* **Dataset rows**
··········

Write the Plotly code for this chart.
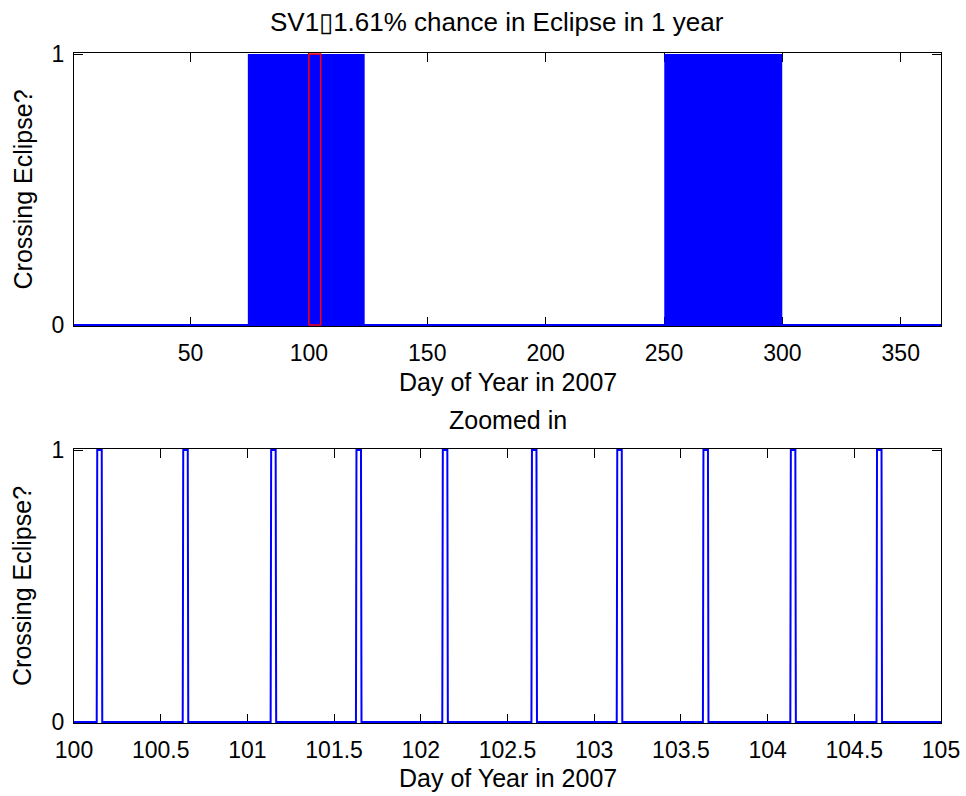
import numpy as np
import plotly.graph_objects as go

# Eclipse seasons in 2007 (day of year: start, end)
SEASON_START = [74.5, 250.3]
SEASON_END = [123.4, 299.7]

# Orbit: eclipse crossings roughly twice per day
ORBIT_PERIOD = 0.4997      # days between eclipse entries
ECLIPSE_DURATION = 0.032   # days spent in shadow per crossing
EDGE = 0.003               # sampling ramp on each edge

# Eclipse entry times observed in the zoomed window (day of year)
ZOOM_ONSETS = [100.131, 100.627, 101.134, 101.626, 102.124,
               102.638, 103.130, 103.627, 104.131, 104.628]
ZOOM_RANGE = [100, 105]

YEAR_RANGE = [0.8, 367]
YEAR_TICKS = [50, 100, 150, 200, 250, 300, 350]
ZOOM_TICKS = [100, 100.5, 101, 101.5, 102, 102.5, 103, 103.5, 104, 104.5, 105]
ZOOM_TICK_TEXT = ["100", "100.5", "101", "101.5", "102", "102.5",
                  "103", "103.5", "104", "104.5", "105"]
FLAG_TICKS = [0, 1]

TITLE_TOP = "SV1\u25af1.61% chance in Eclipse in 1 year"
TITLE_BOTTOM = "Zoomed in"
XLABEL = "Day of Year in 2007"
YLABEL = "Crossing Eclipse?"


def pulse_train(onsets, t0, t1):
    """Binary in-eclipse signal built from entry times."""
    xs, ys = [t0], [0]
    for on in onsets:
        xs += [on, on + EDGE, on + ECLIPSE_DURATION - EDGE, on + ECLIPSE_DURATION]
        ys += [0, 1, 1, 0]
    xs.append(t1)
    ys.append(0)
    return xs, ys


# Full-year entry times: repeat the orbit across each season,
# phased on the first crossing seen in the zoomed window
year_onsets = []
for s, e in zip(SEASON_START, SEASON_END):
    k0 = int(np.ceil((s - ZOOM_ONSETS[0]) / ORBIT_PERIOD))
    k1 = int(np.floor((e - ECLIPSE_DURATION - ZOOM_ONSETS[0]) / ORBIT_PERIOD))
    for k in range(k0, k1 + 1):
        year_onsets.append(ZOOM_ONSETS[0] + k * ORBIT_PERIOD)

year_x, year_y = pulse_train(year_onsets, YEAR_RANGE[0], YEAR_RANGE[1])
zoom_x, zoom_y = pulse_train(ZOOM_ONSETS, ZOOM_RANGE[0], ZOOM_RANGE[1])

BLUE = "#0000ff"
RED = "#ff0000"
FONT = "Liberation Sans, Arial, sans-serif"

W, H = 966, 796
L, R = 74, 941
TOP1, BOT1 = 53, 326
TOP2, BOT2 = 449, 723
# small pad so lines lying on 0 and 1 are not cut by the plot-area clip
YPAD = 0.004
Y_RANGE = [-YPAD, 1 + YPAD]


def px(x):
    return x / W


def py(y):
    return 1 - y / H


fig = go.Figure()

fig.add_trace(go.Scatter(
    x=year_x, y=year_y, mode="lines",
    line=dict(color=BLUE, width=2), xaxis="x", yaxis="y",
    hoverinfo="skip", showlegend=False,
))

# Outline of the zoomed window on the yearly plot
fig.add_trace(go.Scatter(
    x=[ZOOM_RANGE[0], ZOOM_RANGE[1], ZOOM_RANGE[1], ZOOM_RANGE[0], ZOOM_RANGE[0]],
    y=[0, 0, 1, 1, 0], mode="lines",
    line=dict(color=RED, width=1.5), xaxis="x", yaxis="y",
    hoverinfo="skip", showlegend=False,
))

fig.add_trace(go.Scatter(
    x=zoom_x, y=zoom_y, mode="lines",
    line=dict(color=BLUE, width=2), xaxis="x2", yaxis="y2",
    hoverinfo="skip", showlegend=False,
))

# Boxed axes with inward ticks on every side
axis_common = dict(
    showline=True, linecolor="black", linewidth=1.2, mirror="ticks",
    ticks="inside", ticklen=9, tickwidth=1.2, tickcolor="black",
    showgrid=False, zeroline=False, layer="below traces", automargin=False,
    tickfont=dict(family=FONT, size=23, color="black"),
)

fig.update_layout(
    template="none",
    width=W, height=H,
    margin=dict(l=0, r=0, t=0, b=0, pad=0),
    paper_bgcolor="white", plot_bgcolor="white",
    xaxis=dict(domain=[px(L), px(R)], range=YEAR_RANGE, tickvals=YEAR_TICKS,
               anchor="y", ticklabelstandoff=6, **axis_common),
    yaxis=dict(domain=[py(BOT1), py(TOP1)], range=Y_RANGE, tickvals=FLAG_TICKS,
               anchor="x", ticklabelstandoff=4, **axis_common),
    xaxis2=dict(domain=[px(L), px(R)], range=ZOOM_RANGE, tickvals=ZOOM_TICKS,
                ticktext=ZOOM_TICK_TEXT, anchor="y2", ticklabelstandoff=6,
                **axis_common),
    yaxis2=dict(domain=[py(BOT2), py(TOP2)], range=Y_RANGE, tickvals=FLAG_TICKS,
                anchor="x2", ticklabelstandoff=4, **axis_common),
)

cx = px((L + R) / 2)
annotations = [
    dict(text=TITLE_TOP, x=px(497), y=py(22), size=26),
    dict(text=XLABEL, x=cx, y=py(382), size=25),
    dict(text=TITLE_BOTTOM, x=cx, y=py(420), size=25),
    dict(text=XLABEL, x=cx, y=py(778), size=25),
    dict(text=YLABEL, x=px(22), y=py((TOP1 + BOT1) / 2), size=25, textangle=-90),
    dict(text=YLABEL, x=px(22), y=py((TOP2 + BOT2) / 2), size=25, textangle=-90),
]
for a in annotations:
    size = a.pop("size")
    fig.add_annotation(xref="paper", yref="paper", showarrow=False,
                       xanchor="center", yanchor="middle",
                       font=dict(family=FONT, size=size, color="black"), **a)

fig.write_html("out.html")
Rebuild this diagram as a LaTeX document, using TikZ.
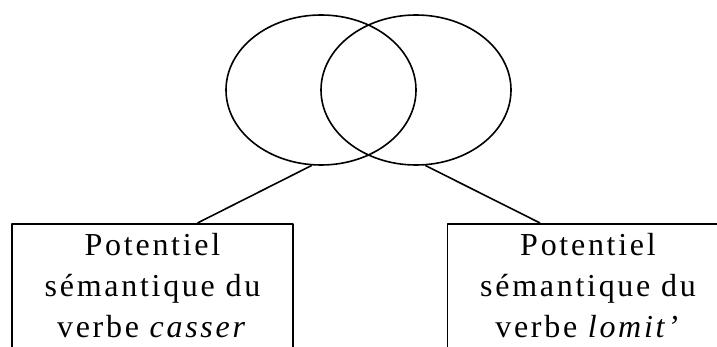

··········

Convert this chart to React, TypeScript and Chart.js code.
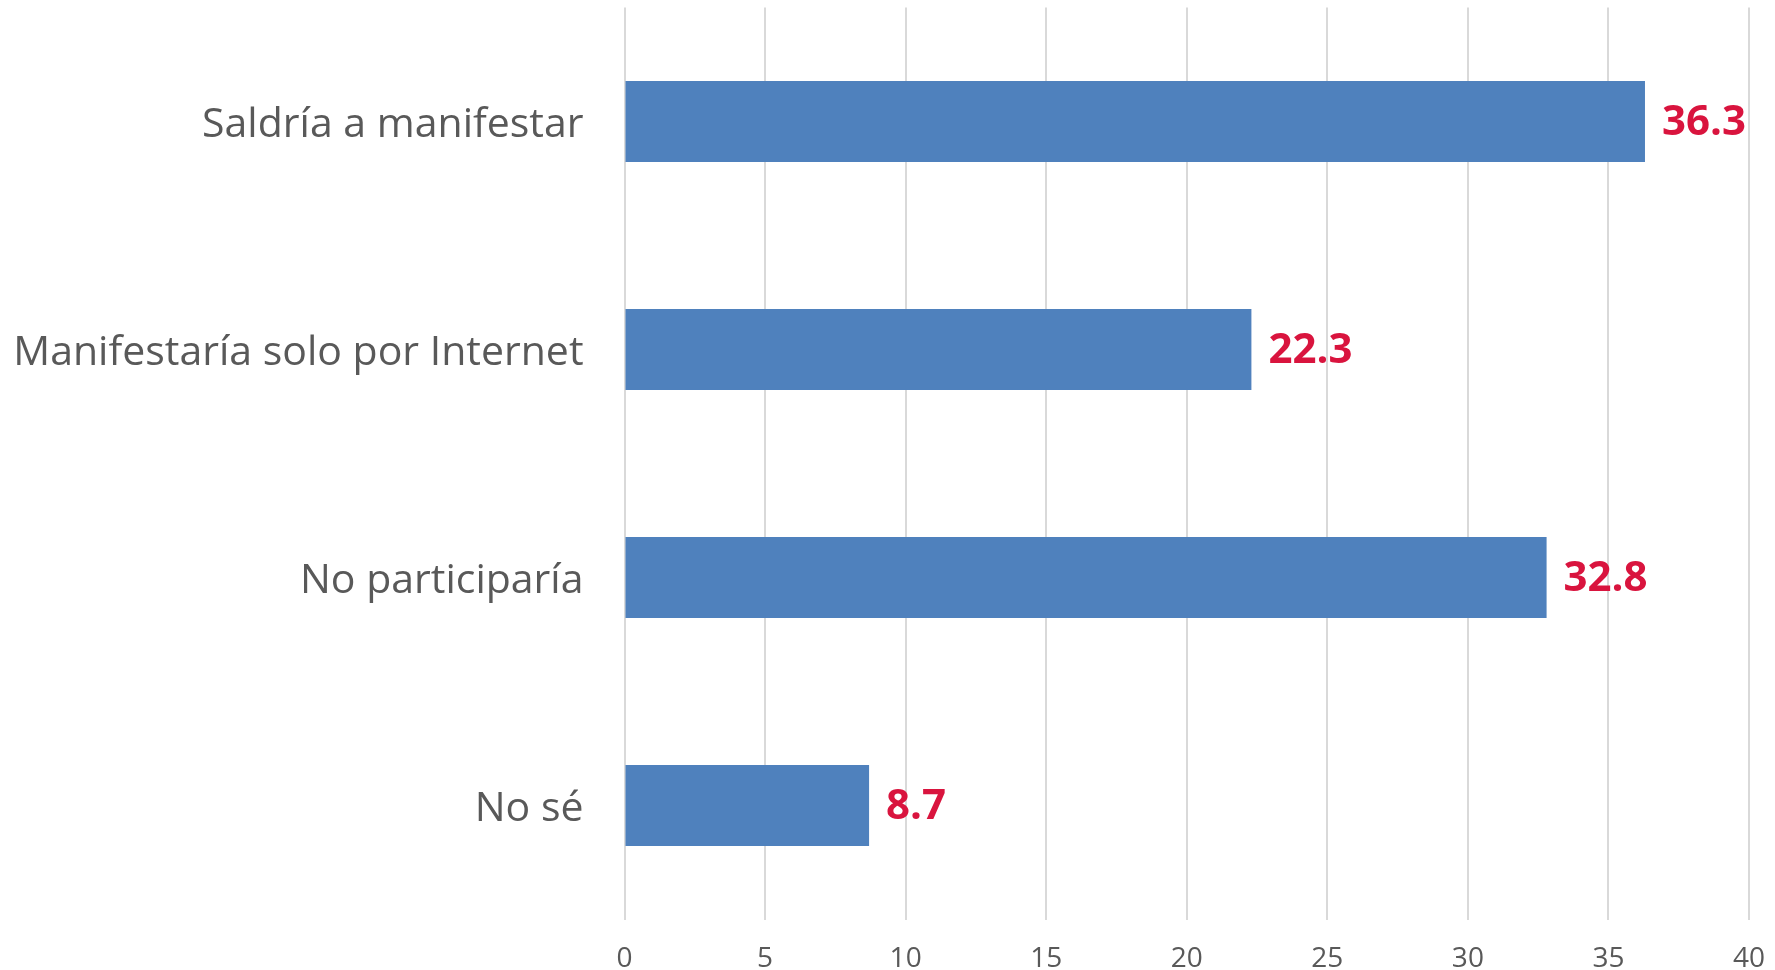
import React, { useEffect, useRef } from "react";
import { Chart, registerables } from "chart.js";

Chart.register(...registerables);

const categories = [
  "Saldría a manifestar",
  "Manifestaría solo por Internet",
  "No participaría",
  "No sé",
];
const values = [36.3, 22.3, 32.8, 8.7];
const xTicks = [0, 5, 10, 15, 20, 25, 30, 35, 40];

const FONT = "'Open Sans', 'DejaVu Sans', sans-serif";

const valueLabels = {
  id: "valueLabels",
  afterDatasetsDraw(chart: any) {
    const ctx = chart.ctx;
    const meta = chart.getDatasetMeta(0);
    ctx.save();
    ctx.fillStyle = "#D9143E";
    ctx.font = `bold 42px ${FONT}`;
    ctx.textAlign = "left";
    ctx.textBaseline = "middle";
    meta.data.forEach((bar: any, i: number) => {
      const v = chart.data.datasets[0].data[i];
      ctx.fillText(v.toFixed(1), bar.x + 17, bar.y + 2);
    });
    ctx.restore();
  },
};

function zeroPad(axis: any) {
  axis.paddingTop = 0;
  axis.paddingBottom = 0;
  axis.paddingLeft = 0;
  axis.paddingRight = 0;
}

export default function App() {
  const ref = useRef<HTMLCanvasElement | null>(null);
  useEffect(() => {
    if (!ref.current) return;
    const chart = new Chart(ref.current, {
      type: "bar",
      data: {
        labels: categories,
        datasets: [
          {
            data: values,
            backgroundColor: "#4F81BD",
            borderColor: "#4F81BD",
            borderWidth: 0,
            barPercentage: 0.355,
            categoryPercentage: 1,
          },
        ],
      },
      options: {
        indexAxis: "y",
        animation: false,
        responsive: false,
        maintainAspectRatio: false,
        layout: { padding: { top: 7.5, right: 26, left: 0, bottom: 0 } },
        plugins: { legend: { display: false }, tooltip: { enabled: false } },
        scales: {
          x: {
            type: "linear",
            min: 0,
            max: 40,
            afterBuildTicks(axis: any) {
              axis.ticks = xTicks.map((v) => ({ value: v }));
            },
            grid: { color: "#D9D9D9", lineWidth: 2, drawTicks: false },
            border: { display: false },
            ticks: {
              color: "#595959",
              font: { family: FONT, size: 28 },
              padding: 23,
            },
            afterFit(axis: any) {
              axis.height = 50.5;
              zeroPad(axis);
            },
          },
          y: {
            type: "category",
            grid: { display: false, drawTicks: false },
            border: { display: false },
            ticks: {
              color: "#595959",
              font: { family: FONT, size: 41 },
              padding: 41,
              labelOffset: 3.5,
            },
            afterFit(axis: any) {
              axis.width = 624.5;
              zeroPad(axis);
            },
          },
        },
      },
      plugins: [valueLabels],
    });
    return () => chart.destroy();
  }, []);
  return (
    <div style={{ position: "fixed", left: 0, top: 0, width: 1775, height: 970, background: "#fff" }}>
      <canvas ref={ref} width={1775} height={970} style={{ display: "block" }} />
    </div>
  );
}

··········

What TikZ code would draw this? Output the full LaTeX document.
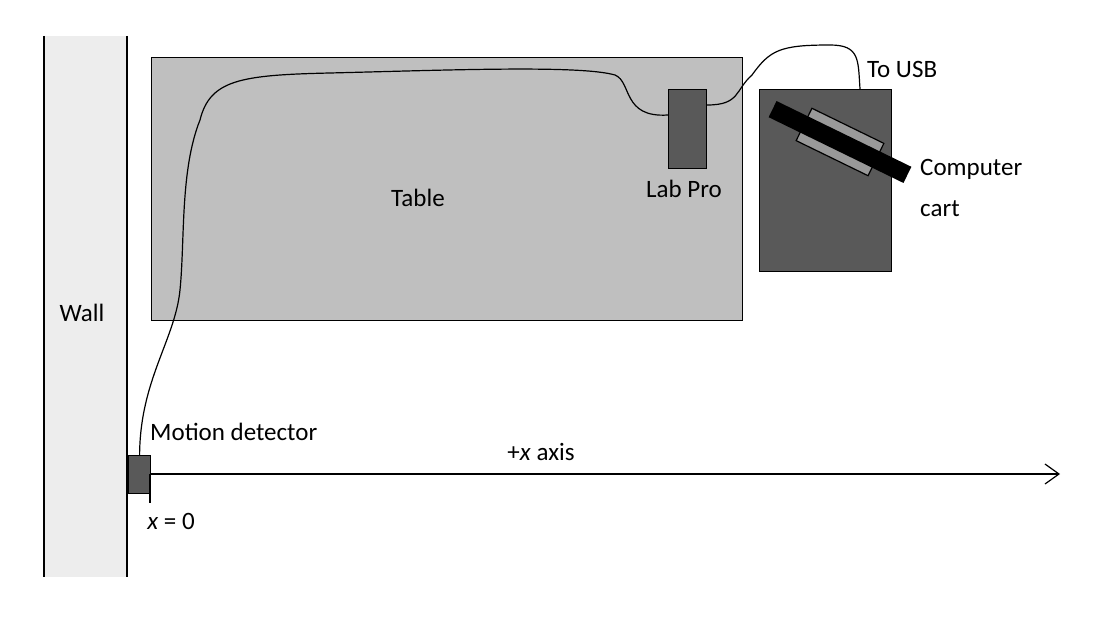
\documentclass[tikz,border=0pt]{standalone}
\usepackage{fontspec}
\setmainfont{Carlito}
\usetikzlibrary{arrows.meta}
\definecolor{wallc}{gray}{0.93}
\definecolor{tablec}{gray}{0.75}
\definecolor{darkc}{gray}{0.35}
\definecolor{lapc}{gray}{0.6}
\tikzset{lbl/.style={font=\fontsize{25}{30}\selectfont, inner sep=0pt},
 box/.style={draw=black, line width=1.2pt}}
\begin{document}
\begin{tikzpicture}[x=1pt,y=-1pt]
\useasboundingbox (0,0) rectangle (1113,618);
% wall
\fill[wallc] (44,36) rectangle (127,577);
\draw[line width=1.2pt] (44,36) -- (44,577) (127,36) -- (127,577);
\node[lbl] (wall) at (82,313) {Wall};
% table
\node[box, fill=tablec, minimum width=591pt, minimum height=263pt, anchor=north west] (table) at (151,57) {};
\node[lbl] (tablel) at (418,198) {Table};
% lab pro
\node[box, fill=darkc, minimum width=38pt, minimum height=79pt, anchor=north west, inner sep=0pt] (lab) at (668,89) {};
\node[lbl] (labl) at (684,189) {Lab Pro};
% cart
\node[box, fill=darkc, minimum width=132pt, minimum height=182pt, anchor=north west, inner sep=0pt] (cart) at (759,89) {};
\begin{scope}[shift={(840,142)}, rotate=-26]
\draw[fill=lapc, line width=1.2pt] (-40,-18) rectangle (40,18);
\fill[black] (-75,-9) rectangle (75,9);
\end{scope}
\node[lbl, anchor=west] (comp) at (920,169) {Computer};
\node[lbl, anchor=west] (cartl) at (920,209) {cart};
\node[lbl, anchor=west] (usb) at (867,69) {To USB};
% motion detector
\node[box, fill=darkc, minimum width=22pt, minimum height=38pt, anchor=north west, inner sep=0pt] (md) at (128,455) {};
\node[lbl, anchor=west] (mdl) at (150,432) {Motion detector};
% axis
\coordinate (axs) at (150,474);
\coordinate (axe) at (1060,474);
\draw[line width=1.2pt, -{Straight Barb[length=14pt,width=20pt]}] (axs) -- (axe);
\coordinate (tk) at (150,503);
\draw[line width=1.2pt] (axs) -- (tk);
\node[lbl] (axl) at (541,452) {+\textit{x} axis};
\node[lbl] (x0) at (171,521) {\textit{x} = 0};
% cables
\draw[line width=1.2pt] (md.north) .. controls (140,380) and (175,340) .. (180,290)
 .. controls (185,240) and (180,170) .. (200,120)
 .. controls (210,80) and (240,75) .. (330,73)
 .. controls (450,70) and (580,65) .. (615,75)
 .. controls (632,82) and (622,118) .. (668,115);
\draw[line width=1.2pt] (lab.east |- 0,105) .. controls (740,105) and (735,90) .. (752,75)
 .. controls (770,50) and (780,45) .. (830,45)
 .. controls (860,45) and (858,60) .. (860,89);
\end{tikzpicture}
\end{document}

··········

* **Problem requirements**
Locate the lines above that contain "LaTeX" and copy them.

* **Exercise solution**
Rebuild this diagram as a LaTeX document, using TikZ.
What TikZ code would draw this? Output the full LaTeX document.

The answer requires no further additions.